I tell him to get in the truck and drive.

There is lots of shouting backwards and forth. To his credit, the driver tries to rescue some of the rope, but keeps shouting at me that the villagers are ‘threatening to make violence with him.’ I tell him to tie what rope he has to the vehicle and drive away. Eventually, with much shouting over the radio, he follows my suggestion.

I am sure that he is driving towards me now, but every few minutes I get a distressed call on the radio, “Boss, its Shingy, They were trying to make violence against me.” He doesn’t engage in an interactive conversation, so I cant establish where he is, or where he is going. It doesn’t help my concentration at all. I tell him to go to the police station, but with no rational reply I have no idea what is going on.

Eventually the radio calls stop, but now I am low again. The dry acacia tress are rushing past below me, the small ploughed fields and their attendant mud huts flick past at an alarming rate.

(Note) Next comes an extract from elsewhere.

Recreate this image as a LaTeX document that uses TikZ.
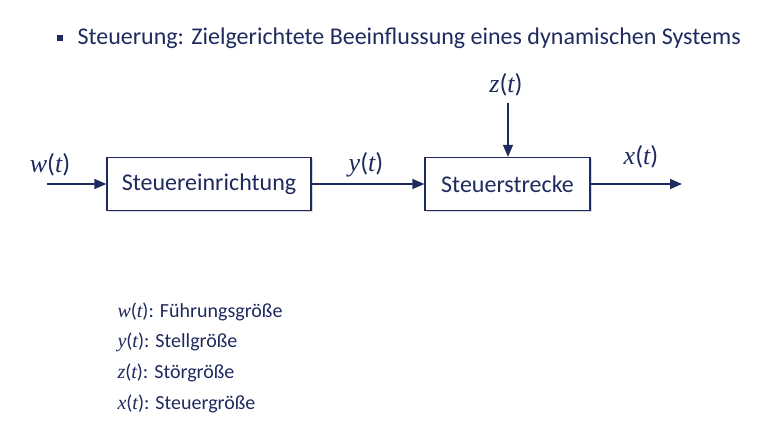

The small bubbles that I encounter are torn apart by the hot dry and gusty wind. I scramble about, hooking turns, pumping out the tucks and all the time keeping an eye on the landing options down wind. Anything beneath me or upwind is not an option. Eventually, at about 50m agl, I start my approach into a rough looking field. Lining up over my shoulder, I increase the brakes to take me further back into the centre, away from the turbulent air behind a row of trees. Low down the wind gradient eases my backward rush, and I grab the c-risers and drop myself down in a cloud of dust. One hour and fifty kilometres from launch. After gathering the glider I take it into the shelter of some trees to pack it away.

The heat here is stifling. Everything is coated in the dry brown dust, and within minutes my throat feels dryer than the Sahara. Within seconds of landing I am sweating profusely. After waiting more than 2 hours in the ferocious heat for the retrieve, I start walking just to have something to do.

Half an hour down the road I hear a vehicle approaching. Even though it is still out of sight I can hear that it is one of the typical African rattletraps that regularly endanger the motoring public. Sure enough, around the bend comes a battered wreck. The driver’s door is hanging half open, the windscreen is smashed, and steam pours out from under the bonnet. There is not an undamaged panel anywhere. With a sudden, sinking sense of horror it dawns on me that this is my pickup. The day’s horror is just beginning.